Repeat every line of the material, character for character.

------------------------------------------------------------

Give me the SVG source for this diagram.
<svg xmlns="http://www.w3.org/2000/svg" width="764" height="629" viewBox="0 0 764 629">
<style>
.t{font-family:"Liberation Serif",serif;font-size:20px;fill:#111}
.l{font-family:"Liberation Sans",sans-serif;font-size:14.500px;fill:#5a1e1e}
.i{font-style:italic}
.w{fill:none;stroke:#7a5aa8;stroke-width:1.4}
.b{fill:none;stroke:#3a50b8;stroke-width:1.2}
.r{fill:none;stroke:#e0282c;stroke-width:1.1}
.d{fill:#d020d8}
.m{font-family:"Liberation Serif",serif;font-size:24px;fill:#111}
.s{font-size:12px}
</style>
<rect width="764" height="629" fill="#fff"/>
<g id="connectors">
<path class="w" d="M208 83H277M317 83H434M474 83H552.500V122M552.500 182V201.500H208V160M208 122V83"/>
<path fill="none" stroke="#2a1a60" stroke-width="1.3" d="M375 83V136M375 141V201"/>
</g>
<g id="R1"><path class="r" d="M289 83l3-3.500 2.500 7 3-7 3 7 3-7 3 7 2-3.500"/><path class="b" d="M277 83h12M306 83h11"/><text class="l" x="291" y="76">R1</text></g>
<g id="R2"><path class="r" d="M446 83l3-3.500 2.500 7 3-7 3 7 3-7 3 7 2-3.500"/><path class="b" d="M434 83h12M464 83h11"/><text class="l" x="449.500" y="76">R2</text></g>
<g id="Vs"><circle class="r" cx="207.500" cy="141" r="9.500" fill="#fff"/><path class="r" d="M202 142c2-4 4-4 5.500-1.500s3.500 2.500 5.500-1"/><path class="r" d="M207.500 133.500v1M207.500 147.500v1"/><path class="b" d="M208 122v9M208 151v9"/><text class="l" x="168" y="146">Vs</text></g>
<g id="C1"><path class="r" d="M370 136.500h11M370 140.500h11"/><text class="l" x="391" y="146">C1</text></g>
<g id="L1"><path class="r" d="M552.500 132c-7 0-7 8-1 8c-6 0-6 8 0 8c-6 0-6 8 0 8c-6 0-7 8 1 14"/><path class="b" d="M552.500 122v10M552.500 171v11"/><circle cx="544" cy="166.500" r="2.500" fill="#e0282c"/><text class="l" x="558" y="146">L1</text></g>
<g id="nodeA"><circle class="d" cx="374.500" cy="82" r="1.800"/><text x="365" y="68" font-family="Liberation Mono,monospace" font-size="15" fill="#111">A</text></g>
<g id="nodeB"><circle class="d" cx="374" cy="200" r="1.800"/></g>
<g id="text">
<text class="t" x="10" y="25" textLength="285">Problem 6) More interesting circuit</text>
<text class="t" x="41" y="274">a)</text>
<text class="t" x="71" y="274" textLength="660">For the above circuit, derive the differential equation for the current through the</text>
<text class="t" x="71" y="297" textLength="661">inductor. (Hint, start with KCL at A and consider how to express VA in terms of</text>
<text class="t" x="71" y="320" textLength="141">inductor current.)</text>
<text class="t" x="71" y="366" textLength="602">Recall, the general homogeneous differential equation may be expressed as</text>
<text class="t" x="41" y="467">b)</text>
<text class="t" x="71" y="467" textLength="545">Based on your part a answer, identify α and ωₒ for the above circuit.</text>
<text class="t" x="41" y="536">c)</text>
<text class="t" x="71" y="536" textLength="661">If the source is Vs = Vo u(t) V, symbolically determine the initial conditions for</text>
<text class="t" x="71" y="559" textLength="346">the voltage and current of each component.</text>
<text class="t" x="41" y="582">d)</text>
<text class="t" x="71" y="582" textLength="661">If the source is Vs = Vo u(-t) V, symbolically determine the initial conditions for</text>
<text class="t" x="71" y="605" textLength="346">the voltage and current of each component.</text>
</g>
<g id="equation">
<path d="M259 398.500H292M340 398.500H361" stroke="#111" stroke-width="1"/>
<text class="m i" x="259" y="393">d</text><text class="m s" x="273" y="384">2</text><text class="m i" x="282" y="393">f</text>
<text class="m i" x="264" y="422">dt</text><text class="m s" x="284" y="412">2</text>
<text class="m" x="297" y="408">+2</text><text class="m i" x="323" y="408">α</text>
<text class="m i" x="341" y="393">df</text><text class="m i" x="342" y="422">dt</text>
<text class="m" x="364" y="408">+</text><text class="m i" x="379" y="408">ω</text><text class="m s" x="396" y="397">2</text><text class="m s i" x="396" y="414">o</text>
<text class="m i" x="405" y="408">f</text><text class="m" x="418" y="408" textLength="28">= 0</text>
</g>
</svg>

------------------------------------------------------------

- CORRECT RESULT:
Give me the SVG source for this diagram.
<svg xmlns="http://www.w3.org/2000/svg" width="764" height="629" viewBox="0 0 764 629">
<style>
.t{font-family:"Liberation Serif",serif;font-size:20px;fill:#111}
.l{font-family:"Liberation Sans",sans-serif;font-size:14.500px;fill:#5a1e1e}
.i{font-style:italic}
.w{fill:none;stroke:#7a5aa8;stroke-width:1.4}
.b{fill:none;stroke:#3a50b8;stroke-width:1.2}
.r{fill:none;stroke:#e0282c;stroke-width:1.1}
.d{fill:#d020d8}
.m{font-family:"Liberation Serif",serif;font-size:24px;fill:#111}
.s{font-size:12px}
</style>
<rect width="764" height="629" fill="#fff"/>
<g id="connectors">
<path class="w" d="M208 83H277M317 83H434M474 83H552.500V122M552.500 182V201.500H208V160M208 122V83"/>
<path fill="none" stroke="#2a1a60" stroke-width="1.3" d="M375 83V136M375 141V201"/>
</g>
<g id="R1"><path class="r" d="M289 83l3-3.500 2.500 7 3-7 3 7 3-7 3 7 2-3.500"/><path class="b" d="M277 83h12M306 83h11"/><text class="l" x="291" y="76">R1</text></g>
<g id="R2"><path class="r" d="M446 83l3-3.500 2.500 7 3-7 3 7 3-7 3 7 2-3.500"/><path class="b" d="M434 83h12M464 83h11"/><text class="l" x="449.500" y="76">R2</text></g>
<g id="Vs"><circle class="r" cx="207.500" cy="141" r="9.500" fill="#fff"/><path class="r" d="M202 142c2-4 4-4 5.500-1.500s3.500 2.500 5.500-1"/><path class="r" d="M207.500 133.500v1M207.500 147.500v1"/><path class="b" d="M208 122v9M208 151v9"/><text class="l" x="168" y="146">Vs</text></g>
<g id="C1"><path class="r" d="M370 136.500h11M370 140.500h11"/><text class="l" x="391" y="146">C1</text></g>
<g id="L1"><path class="r" d="M552.500 132c-7 0-7 8-1 8c-6 0-6 8 0 8c-6 0-6 8 0 8c-6 0-7 8 1 14"/><path class="b" d="M552.500 122v10M552.500 171v11"/><circle cx="544" cy="166.500" r="2.500" fill="#e0282c"/><text class="l" x="558" y="146">L1</text></g>
<g id="nodeA"><circle class="d" cx="374.500" cy="82" r="1.800"/><text x="365" y="68" font-family="Liberation Mono,monospace" font-size="15" fill="#111">A</text></g>
<g id="nodeB"><circle class="d" cx="374" cy="200" r="1.800"/></g>
<g id="text">
<text class="t" x="10" y="25" textLength="285">Problem 6) More interesting circuit</text>
<text class="t" x="41" y="274">a)</text>
<text class="t" x="71" y="274" textLength="660">For the above circuit, derive the differential equation for the current through the</text>
<text class="t" x="71" y="297" textLength="661">inductor. (Hint, start with KCL at A and consider how to express VA in terms of</text>
<text class="t" x="71" y="320" textLength="141">inductor current.)</text>
<text class="t" x="71" y="366" textLength="602">Recall, the general homogeneous differential equation may be expressed as</text>
<text class="t" x="41" y="467">b)</text>
<text class="t" x="71" y="467" textLength="545">Based on your part a answer, identify α and ωₒ for the above circuit.</text>
<text class="t" x="41" y="536">c)</text>
<text class="t" x="71" y="536" textLength="661">If the source is Vs = Vo u(t) V, symbolically determine the initial conditions for</text>
<text class="t" x="71" y="559" textLength="346">the voltage and current of each component.</text>
<text class="t" x="41" y="582">d)</text>
<text class="t" x="71" y="582" textLength="661">If the source is Vs = Vo u(-t) V, symbolically determine the initial conditions for</text>
<text class="t" x="71" y="605" textLength="346">the voltage and current of each component.</text>
</g>
<g id="equation">
<path d="M259 398.500H292M340 398.500H361" stroke="#111" stroke-width="1"/>
<text class="m i" x="259" y="393">d</text><text class="m s" x="273" y="384">2</text><text class="m i" x="282" y="393">f</text>
<text class="m i" x="264" y="422">dt</text><text class="m s" x="284" y="412">2</text>
<text class="m" x="297" y="408">+2</text><text class="m i" x="323" y="408">α</text>
<text class="m i" x="341" y="393">df</text><text class="m i" x="342" y="422">dt</text>
<text class="m" x="364" y="408">+</text><text class="m i" x="379" y="408">ω</text><text class="m s" x="396" y="397">2</text><text class="m s i" x="396" y="414">o</text>
<text class="m i" x="405" y="408">f</text><text class="m" x="418" y="408" textLength="28">= 0</text>
</g>
</svg>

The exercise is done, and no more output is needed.